— START Records —
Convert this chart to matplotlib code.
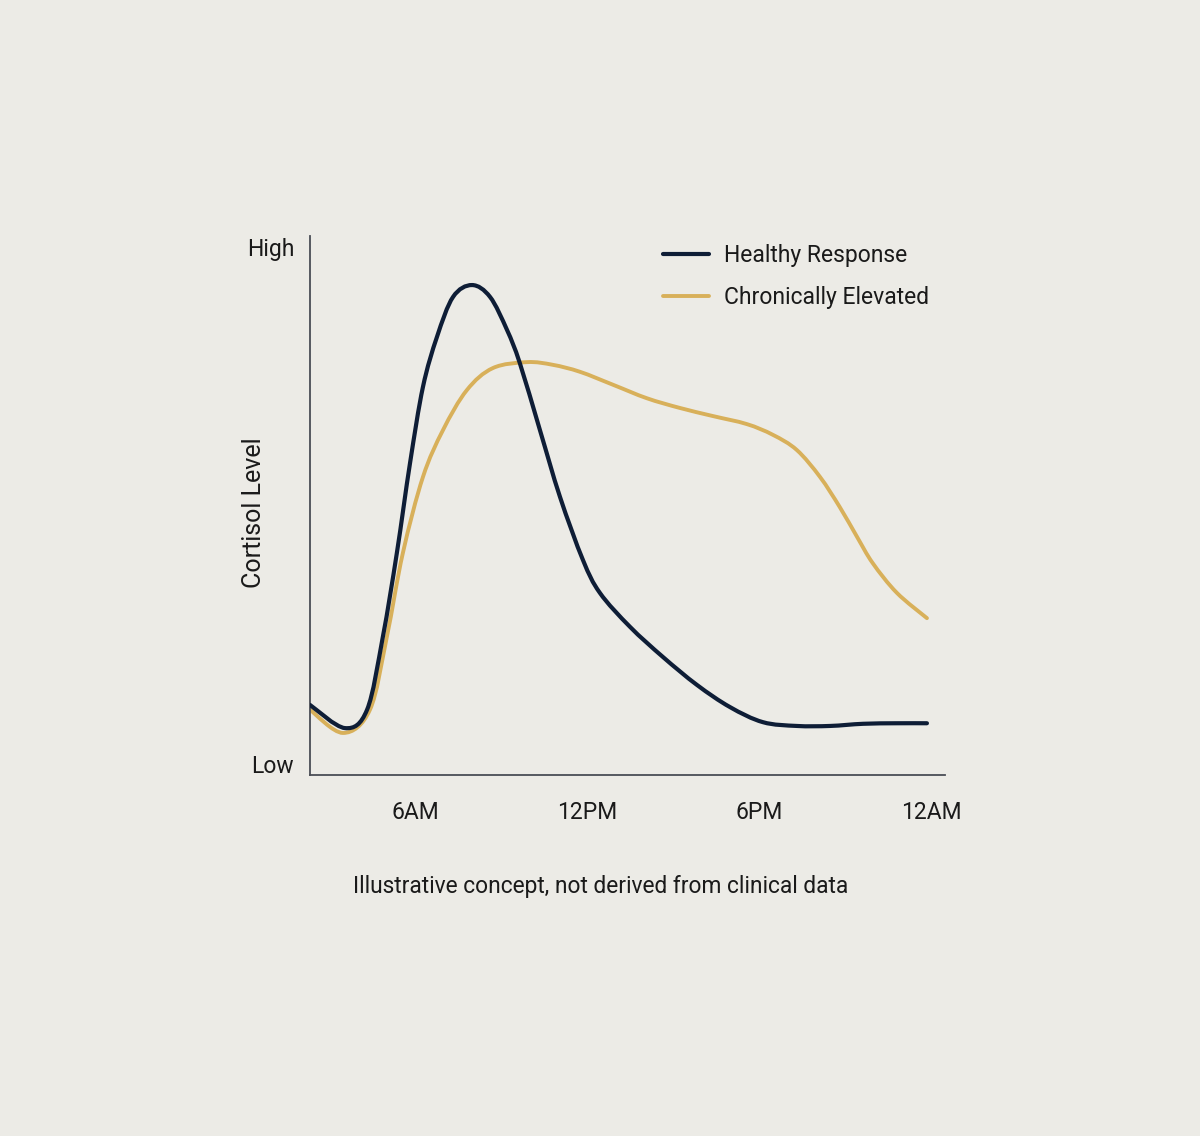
— END Records —
— START Records —
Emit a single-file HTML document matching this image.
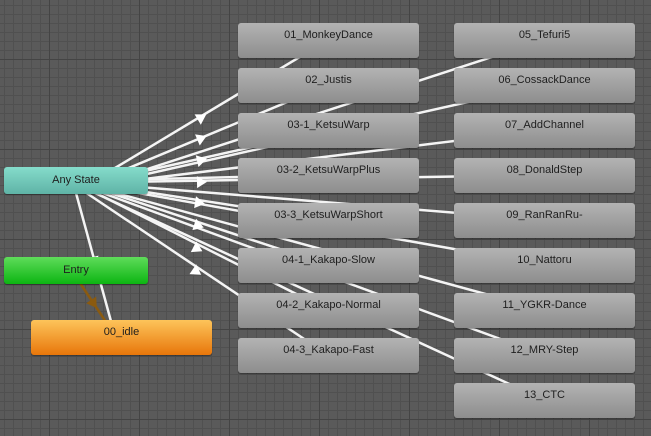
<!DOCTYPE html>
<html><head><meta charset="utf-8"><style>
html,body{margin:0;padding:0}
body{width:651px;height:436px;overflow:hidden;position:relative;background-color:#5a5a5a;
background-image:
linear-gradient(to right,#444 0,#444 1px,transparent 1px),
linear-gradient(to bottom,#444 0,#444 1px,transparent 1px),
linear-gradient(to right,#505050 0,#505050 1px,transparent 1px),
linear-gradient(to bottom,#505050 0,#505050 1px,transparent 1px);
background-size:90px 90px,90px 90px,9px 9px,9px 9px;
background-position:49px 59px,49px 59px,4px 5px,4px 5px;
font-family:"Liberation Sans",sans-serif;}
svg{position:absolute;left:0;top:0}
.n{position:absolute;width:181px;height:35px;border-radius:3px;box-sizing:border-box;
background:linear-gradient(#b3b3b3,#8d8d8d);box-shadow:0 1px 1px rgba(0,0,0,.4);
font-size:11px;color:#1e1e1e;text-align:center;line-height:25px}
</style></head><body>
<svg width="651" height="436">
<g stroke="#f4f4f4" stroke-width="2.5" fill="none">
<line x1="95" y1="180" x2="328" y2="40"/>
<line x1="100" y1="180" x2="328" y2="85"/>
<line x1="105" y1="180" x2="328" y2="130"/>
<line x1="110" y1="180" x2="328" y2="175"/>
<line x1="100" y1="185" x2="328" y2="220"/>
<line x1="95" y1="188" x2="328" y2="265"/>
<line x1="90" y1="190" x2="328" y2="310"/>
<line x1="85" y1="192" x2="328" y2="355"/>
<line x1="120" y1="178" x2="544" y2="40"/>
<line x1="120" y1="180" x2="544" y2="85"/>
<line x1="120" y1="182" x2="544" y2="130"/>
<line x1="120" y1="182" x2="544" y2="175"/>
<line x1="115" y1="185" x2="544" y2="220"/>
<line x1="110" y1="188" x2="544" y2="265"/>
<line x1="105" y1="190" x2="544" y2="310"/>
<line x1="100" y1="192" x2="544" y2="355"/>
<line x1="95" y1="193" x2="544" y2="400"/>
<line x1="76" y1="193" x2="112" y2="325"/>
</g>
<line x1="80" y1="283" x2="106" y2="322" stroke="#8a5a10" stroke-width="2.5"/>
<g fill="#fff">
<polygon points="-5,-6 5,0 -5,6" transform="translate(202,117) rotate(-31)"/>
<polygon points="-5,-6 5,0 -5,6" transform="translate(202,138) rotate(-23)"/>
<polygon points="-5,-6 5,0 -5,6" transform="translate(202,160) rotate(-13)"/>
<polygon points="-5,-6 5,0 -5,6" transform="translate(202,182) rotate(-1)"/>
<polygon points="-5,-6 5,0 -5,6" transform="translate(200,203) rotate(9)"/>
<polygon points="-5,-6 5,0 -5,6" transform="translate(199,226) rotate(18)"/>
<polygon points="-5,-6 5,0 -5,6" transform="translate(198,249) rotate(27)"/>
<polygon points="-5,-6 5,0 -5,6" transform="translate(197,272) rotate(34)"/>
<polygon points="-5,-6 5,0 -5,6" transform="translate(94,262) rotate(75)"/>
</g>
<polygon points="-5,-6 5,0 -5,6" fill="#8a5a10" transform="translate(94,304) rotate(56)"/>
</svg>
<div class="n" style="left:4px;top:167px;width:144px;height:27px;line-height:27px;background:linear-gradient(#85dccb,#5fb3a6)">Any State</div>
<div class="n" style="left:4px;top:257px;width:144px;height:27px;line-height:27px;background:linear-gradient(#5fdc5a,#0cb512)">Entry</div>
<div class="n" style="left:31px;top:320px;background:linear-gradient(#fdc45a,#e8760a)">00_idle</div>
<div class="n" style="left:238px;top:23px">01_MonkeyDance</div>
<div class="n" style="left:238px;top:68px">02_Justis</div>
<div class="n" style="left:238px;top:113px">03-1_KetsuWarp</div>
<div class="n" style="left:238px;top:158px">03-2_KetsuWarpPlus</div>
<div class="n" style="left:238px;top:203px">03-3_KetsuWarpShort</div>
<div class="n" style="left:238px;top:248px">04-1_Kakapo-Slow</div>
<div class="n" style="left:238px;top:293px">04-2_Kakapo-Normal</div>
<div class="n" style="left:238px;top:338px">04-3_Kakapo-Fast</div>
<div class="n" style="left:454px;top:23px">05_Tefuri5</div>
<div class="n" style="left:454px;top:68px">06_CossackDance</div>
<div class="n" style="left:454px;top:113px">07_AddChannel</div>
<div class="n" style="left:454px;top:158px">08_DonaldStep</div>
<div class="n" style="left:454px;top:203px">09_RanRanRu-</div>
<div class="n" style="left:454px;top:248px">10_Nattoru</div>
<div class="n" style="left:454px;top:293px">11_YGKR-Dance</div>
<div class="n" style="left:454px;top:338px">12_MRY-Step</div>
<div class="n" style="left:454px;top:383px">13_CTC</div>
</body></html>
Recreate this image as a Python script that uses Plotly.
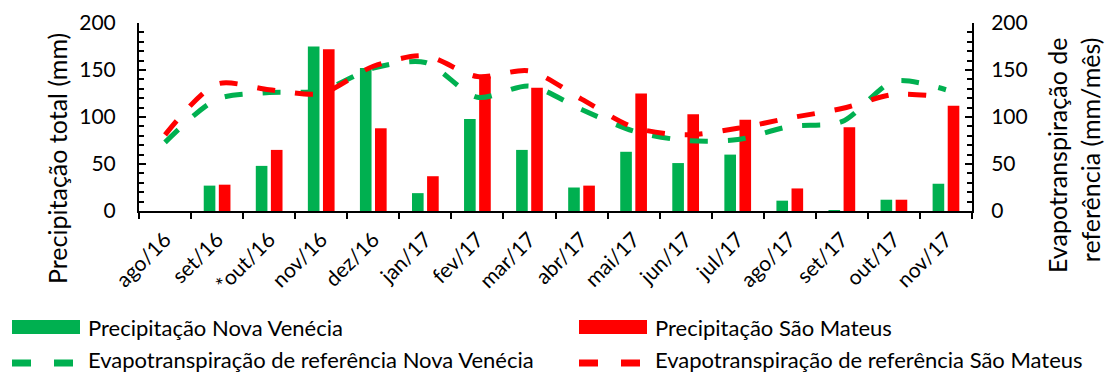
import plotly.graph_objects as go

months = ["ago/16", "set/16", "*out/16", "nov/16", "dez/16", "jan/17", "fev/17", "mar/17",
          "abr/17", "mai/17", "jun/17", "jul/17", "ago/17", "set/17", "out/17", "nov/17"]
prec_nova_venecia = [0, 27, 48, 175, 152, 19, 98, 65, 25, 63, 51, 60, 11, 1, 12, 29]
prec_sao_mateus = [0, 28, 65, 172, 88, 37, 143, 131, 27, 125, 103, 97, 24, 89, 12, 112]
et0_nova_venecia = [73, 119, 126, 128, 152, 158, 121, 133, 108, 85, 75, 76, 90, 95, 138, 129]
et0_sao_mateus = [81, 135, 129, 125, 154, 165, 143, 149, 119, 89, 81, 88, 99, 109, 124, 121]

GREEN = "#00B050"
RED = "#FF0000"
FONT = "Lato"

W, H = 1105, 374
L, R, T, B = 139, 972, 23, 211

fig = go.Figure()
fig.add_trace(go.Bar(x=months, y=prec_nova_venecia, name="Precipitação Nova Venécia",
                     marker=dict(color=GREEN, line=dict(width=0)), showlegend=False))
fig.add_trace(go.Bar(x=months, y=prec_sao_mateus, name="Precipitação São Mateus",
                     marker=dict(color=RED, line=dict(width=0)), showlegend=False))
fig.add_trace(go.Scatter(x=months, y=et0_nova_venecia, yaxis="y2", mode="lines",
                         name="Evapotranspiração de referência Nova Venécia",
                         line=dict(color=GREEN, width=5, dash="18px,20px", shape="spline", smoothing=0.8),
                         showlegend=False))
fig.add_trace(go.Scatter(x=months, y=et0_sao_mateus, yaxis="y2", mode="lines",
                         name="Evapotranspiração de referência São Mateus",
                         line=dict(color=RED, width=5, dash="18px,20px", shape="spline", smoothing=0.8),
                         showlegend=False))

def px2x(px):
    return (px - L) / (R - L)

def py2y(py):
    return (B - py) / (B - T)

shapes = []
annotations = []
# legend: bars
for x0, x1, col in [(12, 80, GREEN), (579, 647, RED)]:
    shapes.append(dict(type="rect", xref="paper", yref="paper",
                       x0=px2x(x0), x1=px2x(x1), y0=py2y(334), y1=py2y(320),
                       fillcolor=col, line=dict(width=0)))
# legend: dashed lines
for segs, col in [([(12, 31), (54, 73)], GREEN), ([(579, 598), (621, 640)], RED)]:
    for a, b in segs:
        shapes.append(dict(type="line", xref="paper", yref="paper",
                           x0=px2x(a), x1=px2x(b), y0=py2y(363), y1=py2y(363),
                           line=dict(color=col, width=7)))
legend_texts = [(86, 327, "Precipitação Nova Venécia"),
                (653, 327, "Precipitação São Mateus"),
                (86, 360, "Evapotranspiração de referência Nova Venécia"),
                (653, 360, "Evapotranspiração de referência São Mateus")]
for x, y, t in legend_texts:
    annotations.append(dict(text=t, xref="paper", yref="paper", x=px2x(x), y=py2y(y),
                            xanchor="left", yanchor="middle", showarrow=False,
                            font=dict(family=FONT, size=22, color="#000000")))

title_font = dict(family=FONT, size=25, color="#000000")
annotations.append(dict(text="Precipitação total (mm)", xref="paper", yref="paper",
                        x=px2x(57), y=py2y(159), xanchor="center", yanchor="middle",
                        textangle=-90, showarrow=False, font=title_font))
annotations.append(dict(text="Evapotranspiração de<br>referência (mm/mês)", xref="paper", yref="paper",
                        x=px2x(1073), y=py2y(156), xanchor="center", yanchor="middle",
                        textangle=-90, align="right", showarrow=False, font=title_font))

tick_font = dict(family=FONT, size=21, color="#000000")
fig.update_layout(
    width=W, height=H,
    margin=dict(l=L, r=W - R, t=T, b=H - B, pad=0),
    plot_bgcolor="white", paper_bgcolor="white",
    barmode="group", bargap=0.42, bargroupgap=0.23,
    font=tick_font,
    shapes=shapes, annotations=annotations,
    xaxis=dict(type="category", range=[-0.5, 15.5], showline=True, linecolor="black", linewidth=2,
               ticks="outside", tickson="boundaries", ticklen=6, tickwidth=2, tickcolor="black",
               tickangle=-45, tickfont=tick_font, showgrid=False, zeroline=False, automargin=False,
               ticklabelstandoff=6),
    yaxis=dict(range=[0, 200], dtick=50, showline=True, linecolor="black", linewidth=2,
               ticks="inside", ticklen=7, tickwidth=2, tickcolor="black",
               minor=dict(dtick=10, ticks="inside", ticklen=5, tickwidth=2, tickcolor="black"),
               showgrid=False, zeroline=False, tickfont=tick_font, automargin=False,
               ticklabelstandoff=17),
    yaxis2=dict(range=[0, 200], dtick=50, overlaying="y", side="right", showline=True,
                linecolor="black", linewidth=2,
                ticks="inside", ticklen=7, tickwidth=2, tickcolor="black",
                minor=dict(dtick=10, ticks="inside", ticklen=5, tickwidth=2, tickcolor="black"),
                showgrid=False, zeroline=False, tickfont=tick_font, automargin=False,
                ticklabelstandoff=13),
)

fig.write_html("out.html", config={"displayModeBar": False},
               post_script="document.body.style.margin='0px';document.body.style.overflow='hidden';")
— END Records —
Work to complete
Reproduce, word for word, only the lines in the records above from the line with "Recreate this image" through the line with "return (B - py) / (B - T)", including both ends; omit the pictures.

Answer below
Recreate this image as a Python script that uses Plotly.
import plotly.graph_objects as go

months = ["ago/16", "set/16", "*out/16", "nov/16", "dez/16", "jan/17", "fev/17", "mar/17",
          "abr/17", "mai/17", "jun/17", "jul/17", "ago/17", "set/17", "out/17", "nov/17"]
prec_nova_venecia = [0, 27, 48, 175, 152, 19, 98, 65, 25, 63, 51, 60, 11, 1, 12, 29]
prec_sao_mateus = [0, 28, 65, 172, 88, 37, 143, 131, 27, 125, 103, 97, 24, 89, 12, 112]
et0_nova_venecia = [73, 119, 126, 128, 152, 158, 121, 133, 108, 85, 75, 76, 90, 95, 138, 129]
et0_sao_mateus = [81, 135, 129, 125, 154, 165, 143, 149, 119, 89, 81, 88, 99, 109, 124, 121]

GREEN = "#00B050"
RED = "#FF0000"
FONT = "Lato"

W, H = 1105, 374
L, R, T, B = 139, 972, 23, 211

fig = go.Figure()
fig.add_trace(go.Bar(x=months, y=prec_nova_venecia, name="Precipitação Nova Venécia",
                     marker=dict(color=GREEN, line=dict(width=0)), showlegend=False))
fig.add_trace(go.Bar(x=months, y=prec_sao_mateus, name="Precipitação São Mateus",
                     marker=dict(color=RED, line=dict(width=0)), showlegend=False))
fig.add_trace(go.Scatter(x=months, y=et0_nova_venecia, yaxis="y2", mode="lines",
                         name="Evapotranspiração de referência Nova Venécia",
                         line=dict(color=GREEN, width=5, dash="18px,20px", shape="spline", smoothing=0.8),
                         showlegend=False))
fig.add_trace(go.Scatter(x=months, y=et0_sao_mateus, yaxis="y2", mode="lines",
                         name="Evapotranspiração de referência São Mateus",
                         line=dict(color=RED, width=5, dash="18px,20px", shape="spline", smoothing=0.8),
                         showlegend=False))

def px2x(px):
    return (px - L) / (R - L)

def py2y(py):
    return (B - py) / (B - T)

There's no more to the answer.